# Start of Raw records
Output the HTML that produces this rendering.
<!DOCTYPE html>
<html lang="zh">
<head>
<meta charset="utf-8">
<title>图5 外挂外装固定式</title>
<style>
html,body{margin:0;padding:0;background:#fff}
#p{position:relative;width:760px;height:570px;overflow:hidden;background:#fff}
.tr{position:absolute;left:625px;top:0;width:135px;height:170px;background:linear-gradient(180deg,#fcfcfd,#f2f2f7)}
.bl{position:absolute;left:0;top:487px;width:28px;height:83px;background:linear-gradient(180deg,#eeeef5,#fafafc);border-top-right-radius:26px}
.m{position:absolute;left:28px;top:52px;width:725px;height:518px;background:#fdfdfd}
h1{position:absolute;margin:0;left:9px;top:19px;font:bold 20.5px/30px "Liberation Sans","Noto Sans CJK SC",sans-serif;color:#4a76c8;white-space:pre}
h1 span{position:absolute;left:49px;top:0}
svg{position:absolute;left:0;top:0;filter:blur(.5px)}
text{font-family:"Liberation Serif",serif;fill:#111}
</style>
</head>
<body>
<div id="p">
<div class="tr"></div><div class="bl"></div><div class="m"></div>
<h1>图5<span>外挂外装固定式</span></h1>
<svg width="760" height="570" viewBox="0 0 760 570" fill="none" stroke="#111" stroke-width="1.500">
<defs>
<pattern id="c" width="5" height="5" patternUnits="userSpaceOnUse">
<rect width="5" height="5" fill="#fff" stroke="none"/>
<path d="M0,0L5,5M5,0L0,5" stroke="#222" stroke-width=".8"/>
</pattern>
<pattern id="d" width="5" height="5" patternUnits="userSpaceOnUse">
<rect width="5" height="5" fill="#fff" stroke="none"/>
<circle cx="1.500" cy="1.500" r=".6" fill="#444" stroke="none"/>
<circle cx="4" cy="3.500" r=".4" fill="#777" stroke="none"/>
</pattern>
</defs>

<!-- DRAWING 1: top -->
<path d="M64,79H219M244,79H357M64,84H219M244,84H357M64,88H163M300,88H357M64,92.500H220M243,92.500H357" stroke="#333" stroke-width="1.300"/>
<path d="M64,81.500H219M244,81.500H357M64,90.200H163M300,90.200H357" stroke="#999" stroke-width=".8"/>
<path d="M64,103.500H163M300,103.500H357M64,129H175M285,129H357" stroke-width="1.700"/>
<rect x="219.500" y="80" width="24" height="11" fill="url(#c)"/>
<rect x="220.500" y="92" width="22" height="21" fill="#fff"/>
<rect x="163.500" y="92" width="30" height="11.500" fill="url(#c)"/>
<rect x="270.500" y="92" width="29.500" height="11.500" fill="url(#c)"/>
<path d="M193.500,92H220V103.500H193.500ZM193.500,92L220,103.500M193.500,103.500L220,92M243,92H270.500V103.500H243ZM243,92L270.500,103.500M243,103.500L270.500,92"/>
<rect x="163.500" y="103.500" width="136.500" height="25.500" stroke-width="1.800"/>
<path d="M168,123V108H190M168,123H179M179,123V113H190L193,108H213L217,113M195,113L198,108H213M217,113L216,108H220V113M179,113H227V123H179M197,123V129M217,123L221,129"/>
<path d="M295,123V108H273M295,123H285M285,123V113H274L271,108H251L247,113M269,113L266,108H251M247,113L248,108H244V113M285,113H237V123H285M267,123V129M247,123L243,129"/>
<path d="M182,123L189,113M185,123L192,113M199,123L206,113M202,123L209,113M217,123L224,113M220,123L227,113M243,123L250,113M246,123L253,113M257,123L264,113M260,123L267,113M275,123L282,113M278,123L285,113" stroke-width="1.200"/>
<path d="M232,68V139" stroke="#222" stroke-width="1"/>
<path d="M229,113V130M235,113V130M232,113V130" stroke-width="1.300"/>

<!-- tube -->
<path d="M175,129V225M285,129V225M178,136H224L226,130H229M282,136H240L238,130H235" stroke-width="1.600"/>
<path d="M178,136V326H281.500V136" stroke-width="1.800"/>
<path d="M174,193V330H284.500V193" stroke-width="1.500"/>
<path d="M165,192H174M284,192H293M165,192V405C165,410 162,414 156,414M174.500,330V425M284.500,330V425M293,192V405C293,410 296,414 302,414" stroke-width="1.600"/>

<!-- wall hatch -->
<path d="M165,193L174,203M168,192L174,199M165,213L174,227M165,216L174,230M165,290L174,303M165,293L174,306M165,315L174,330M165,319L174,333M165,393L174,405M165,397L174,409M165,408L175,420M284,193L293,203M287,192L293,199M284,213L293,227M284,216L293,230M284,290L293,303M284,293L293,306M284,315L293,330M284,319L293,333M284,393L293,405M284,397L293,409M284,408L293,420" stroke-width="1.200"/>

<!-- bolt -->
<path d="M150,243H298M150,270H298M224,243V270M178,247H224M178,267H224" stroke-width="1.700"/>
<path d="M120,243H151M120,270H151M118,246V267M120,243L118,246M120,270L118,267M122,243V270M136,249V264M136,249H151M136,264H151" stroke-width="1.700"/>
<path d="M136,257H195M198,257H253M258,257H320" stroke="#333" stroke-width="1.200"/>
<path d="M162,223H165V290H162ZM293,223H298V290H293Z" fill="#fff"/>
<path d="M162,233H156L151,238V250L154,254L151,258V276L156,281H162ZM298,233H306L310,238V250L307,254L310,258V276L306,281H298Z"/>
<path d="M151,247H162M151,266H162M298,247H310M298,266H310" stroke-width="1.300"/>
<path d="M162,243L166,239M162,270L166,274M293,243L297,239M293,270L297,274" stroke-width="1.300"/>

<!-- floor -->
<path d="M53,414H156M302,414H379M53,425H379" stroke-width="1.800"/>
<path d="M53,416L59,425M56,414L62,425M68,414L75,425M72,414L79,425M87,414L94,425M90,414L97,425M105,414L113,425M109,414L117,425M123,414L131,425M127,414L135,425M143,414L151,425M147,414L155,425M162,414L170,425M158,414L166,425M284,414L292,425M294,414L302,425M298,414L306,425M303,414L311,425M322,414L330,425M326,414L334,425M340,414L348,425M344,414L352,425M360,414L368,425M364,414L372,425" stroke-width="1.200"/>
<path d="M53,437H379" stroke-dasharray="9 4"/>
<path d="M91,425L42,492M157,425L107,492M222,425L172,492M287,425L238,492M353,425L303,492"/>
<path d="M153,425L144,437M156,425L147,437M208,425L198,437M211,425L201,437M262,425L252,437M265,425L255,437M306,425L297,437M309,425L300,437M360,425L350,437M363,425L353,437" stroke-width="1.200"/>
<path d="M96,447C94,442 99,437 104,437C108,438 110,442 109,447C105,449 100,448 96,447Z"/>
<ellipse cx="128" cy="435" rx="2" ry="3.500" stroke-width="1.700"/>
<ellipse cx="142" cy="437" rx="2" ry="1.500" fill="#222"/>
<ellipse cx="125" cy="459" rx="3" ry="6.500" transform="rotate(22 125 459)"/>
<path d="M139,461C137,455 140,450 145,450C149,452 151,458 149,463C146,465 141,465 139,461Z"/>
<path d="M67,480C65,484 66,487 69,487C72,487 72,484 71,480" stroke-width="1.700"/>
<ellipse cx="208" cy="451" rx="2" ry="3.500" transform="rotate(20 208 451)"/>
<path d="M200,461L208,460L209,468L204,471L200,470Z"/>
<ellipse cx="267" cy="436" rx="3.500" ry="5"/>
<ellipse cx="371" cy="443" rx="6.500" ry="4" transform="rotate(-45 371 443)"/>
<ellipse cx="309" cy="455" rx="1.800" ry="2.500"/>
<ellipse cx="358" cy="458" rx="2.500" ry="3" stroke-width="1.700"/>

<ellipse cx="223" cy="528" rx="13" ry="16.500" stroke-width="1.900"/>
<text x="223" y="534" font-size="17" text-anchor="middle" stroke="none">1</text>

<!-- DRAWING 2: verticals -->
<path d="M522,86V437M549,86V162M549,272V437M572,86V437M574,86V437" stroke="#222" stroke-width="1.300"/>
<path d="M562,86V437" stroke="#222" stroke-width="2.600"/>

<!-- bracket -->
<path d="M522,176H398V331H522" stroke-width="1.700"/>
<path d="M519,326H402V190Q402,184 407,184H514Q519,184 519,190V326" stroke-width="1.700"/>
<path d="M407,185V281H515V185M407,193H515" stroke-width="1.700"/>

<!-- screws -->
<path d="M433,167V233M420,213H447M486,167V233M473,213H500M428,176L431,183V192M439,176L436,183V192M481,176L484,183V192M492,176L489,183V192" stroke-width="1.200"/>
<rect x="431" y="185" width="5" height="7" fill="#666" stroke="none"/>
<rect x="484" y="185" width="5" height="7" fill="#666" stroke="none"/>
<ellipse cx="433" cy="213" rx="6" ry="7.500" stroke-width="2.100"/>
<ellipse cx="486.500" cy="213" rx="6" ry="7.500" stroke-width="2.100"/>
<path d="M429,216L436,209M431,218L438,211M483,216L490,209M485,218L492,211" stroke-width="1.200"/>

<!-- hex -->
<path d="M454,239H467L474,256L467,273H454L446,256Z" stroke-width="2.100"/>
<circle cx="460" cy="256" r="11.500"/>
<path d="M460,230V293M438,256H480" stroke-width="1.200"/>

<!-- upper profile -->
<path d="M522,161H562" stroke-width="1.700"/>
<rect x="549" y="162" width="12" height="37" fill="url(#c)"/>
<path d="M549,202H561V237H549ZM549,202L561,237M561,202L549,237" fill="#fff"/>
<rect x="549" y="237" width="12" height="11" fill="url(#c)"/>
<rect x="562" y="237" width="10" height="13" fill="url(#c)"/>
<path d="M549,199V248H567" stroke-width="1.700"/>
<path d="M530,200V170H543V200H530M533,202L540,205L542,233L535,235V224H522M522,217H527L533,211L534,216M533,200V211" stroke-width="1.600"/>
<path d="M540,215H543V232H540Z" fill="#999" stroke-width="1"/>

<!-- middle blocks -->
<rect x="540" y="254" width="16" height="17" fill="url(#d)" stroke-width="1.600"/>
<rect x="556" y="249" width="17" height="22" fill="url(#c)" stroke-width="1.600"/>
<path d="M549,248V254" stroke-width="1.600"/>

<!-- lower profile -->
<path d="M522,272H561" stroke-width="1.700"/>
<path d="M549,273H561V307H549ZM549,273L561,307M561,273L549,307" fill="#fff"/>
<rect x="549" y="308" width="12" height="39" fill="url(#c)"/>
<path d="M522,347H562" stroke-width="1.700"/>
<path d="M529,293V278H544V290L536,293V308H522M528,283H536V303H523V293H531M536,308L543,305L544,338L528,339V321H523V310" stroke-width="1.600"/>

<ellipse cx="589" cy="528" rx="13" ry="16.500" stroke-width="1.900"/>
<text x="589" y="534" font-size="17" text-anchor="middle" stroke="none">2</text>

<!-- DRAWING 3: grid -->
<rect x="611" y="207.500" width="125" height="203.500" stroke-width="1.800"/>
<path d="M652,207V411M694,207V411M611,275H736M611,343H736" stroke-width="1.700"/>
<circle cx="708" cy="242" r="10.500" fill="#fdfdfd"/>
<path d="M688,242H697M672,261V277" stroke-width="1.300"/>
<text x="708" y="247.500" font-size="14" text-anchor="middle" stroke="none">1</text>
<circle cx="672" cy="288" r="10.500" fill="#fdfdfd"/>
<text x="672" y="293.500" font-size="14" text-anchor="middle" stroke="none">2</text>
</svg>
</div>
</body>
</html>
# End of Raw records
# Start of Raw records
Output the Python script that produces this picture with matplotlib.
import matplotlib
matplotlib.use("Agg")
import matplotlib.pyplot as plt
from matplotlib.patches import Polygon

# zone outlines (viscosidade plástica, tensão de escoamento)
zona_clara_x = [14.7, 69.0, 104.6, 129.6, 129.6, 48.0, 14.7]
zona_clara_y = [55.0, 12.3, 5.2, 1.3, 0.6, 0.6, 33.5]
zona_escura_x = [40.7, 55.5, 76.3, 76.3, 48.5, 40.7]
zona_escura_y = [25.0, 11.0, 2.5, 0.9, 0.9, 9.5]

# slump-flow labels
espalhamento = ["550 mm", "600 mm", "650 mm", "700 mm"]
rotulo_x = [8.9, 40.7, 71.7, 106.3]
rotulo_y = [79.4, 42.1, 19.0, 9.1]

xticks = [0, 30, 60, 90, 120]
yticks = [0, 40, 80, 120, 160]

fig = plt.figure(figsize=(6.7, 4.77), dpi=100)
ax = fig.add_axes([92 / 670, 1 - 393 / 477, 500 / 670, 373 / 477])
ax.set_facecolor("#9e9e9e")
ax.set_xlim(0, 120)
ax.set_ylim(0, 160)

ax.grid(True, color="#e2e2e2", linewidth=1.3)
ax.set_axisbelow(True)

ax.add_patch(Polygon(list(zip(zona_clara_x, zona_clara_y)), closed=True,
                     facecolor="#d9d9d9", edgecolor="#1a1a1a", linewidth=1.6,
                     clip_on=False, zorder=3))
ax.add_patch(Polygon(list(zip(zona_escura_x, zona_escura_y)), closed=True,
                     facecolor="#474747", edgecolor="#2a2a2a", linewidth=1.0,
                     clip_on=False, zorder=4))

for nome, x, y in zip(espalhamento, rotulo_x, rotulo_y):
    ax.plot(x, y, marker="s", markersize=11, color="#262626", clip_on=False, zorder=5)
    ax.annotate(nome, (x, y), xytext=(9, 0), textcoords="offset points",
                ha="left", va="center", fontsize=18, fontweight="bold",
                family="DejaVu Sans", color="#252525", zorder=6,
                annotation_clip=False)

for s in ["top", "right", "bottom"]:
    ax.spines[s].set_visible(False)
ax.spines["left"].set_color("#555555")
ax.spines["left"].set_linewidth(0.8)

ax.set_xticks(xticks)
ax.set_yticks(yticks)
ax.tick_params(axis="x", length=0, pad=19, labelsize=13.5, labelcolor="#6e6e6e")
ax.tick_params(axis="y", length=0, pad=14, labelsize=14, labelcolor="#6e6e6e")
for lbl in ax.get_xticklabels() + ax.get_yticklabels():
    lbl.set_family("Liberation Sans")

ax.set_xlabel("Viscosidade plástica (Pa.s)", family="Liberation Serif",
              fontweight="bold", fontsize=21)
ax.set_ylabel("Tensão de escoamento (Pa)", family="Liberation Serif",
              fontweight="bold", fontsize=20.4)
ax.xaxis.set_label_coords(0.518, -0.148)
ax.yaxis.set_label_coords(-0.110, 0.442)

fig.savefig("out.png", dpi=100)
# End of Raw records
> [Exercise requirements]: Identify every line above with the string "that" in it. Copy those lines.

> [Solution]:
Output the HTML that produces this rendering.
Output the Python script that produces this picture with matplotlib.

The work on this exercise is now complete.